Saturday, December 3rd will forever have a hockey ring for me. It was on this date — and this night — in 1966 that Dad took me to my first NHL game at Maple Leaf Gardens. We sat on the east side of the arena, low down in the second level of seats (they were Blues at the time and became Reds in 1974). Sec. 57, if I recall. Gordie Howe and the Detroit Red Wings were in town. The Leafs still had most of the stars from their Stanley Cup dynasty of the decade — Johnny Bower, Dave Keon, Tim Horton, Red Kelly, George Armstrong, Frank Mahovlich, etc. I had never seen their dark blue home jerseys in color; both TV’s in our house were black and white models. To accommodate the recent advent of color television, the Gardens, beginning in 1966–67, featured a line of bright lights on a girder above the west side of the arena that stretched the length of the ice surface (now painted white). On this night, those lights were shining in our eyes. Still, the blue home jerseys and the white uniform of the visitors, with red pants, stripes and the famed winged wheel on the front, were clearer than ever. 
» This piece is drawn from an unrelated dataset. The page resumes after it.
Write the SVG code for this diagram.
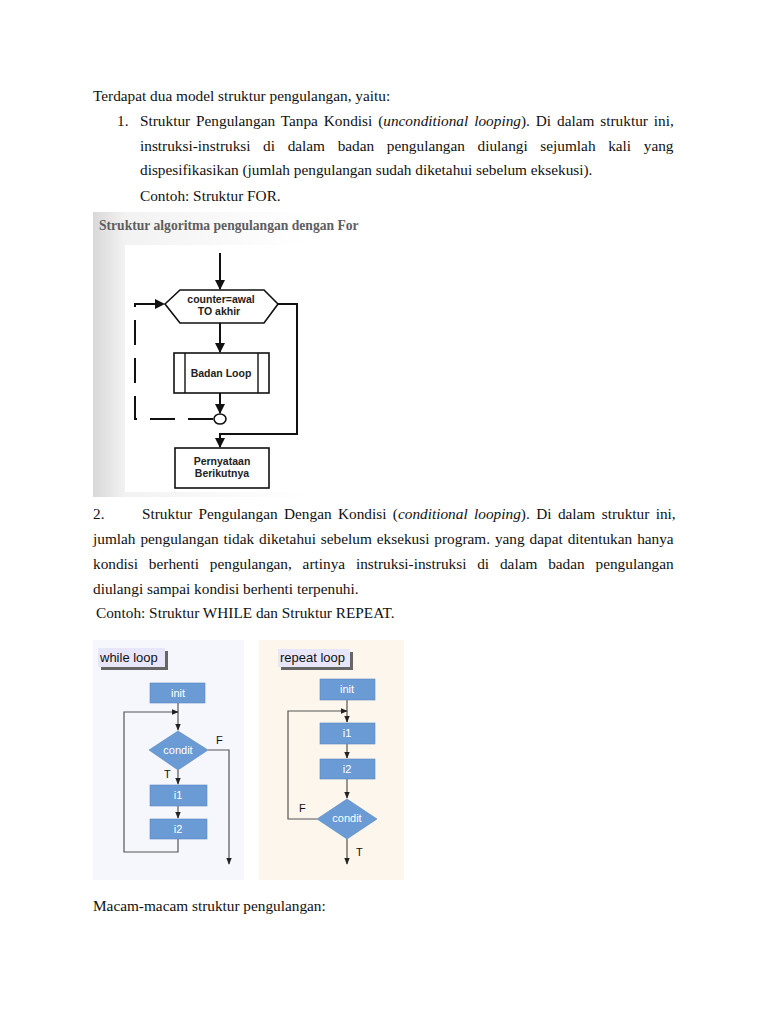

As per my cherished EXPORT Maple Leaf Gardens calendar from 1966–67 (above, front and December pages), it was 56 years ago tonight that Toronto defeated Detroit, 5–2. It required only 52 seconds for my first live NHL goal: Kelly (assisted by Larry Jeffrey) scoring on Red Wings goalie Hank Bassen. Keon (at 6:48) and Jim Pappin (on the powerplay at 12:08) provided the home side all the tallies it would need. Bob Pulford made it 4–0 at 6:11 of the middle frame before Detroit scored consecutive goals (by Ted Hampson and Ray Cullen) on Leafs starter Terry Sawchuk. Armstrong, the captain, rounded out the night on a powerplay at 9:11 of the third period. With 1:29 left to play, Brian Conacher of the Leafs slashed Detroit defenseman Gary Bergman to instigate my first live hockey fight. Yes, Conacher received an extra minor penalty on the play. The Red Wings outshot the Maple Leafs, 37–35. Vern Buffey was the referee working with linesmen Matt Pavelich and Pat Shetler. And, no, I didn’t have a clue that I would begin, 28 years later, a 17–season run of covering the Leafs for Canada’s first all–sports radio station (The FAN–590). But, I suppose we all have a destiny. That, rather delightfully, was mine.
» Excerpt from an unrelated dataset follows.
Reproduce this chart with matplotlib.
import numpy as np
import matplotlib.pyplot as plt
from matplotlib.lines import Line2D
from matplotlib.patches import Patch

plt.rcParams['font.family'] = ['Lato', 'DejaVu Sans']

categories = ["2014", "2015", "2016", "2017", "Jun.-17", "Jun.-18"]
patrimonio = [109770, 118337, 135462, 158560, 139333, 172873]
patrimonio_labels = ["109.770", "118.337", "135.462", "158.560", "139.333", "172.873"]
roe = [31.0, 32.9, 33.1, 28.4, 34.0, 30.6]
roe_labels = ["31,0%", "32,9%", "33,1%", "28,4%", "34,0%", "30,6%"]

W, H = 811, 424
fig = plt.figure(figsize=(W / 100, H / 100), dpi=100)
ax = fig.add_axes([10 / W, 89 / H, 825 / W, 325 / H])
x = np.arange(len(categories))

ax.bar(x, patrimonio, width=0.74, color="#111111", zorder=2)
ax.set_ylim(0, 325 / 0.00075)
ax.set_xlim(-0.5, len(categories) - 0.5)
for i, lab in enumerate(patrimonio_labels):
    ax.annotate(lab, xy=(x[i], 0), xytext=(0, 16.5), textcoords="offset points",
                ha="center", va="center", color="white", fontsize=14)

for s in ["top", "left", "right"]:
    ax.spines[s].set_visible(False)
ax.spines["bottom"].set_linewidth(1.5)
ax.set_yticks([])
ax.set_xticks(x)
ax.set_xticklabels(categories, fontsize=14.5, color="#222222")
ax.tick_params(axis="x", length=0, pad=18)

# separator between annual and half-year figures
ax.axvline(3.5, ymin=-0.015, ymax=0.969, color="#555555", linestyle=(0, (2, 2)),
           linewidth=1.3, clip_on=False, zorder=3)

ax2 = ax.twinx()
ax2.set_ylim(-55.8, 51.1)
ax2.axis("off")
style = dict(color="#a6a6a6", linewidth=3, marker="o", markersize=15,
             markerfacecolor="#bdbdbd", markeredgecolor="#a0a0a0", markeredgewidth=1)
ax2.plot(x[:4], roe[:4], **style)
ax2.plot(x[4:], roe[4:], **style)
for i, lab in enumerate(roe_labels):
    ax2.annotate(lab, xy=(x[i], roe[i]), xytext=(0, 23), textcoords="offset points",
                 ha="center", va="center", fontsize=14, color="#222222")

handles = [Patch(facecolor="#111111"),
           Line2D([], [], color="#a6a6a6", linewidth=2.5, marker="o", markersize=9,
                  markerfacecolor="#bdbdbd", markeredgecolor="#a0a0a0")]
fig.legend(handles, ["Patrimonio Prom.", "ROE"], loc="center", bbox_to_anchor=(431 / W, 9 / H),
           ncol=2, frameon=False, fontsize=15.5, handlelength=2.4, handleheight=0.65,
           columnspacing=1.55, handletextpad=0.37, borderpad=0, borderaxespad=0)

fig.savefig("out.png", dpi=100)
5 comments on “The Bruins Have Become Soulless

  1. As you write, most local broadcasters are homers but Edwards has been beyond the pale for years. He’d make Dick Irvin sound neutral. Thank you for sharing your first live game experience, Howard. Those memories of the 1960s and 70s are the best.
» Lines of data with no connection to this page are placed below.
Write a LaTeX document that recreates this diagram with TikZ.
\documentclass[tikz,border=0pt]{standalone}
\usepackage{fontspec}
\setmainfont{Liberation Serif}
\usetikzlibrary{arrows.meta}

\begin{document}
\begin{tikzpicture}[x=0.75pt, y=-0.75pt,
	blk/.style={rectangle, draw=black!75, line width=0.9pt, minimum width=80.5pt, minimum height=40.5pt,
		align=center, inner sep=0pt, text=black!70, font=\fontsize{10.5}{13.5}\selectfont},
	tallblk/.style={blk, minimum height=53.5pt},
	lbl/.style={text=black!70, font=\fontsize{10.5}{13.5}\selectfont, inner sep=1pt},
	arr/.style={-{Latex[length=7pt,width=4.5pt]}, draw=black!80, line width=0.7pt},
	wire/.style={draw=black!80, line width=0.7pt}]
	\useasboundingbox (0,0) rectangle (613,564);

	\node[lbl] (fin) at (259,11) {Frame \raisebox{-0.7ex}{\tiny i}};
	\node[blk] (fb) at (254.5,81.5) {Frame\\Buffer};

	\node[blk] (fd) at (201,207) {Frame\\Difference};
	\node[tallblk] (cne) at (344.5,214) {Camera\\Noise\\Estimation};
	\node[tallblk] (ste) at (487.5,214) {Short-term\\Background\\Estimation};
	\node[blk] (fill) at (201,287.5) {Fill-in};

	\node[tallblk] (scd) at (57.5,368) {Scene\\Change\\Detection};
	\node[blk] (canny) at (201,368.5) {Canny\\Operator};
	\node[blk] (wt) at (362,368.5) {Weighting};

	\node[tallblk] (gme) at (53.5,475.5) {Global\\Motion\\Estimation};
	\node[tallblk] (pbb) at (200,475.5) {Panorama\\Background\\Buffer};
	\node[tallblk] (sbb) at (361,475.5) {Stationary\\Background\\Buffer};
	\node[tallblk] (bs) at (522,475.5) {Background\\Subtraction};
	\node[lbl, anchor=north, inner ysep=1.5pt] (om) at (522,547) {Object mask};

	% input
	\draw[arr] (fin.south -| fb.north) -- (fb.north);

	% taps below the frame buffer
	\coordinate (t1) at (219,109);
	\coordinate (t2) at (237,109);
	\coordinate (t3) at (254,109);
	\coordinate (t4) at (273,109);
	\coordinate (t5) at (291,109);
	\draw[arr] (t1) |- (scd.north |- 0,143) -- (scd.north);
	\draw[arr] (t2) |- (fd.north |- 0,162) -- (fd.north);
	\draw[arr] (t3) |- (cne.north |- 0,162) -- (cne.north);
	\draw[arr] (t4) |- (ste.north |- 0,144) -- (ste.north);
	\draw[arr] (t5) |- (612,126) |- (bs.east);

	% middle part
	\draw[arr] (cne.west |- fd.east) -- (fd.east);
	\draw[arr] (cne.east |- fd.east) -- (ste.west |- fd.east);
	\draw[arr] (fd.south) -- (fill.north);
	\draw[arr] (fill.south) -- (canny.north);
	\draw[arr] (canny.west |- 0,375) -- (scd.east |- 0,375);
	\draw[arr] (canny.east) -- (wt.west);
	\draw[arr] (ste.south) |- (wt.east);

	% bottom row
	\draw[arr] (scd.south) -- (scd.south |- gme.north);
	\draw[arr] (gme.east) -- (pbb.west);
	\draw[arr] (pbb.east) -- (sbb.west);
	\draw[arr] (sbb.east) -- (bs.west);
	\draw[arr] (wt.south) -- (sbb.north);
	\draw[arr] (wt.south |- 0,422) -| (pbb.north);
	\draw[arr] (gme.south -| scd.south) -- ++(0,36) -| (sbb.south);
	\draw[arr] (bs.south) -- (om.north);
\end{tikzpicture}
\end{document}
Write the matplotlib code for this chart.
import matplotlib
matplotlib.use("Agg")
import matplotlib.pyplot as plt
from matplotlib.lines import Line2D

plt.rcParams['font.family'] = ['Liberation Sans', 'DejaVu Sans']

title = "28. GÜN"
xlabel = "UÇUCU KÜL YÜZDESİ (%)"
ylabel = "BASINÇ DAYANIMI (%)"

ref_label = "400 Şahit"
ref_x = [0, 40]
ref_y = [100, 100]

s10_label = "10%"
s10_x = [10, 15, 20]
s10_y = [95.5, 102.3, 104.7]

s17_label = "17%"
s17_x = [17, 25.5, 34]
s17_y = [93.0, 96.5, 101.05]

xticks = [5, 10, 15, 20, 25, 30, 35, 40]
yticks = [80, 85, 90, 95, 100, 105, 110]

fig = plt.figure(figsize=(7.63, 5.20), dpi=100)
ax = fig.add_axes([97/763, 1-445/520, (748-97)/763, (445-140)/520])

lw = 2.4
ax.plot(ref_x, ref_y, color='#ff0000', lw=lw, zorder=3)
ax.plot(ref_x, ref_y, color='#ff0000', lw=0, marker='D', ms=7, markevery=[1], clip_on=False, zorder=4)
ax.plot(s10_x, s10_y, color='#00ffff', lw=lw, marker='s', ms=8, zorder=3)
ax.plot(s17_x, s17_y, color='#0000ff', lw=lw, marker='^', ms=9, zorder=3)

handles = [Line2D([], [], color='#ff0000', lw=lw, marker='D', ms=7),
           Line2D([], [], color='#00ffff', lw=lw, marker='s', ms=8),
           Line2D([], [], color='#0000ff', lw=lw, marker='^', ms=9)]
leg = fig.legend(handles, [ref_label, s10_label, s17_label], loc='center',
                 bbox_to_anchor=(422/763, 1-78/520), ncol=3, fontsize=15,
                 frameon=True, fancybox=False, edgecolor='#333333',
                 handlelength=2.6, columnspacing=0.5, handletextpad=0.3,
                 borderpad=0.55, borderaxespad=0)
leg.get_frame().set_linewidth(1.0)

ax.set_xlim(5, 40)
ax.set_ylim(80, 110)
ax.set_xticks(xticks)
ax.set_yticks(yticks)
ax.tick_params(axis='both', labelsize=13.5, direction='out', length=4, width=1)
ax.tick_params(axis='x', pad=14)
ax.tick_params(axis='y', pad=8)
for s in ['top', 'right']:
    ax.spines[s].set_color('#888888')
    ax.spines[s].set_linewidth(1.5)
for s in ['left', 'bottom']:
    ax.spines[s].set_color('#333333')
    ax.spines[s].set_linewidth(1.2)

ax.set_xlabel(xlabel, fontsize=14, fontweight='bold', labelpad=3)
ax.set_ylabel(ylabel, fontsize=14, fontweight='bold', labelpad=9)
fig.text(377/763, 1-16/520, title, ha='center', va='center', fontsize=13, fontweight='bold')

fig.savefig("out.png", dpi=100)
  2. Brian McFarlane is a national treasure and hockey icon. Highly recommend his latest book, a great story of his life. So unfortunate how he was cut loose by HNIC. He deserved much better. It’s also amazing to remember back when HNIC went on the air a half hour into the game!

    1. I’m 77 now. My recollection is that the Leaf games started at 8 pm when I was a young child and the TV telecast started at 9 pm. This meant that the telecast quite often started after a few minutes had elapsed in the second period. Every so often there was a big brawl in the first period and the telecast would start before the first period ended, which was bonus viewing for a young Leafs fan, like myself.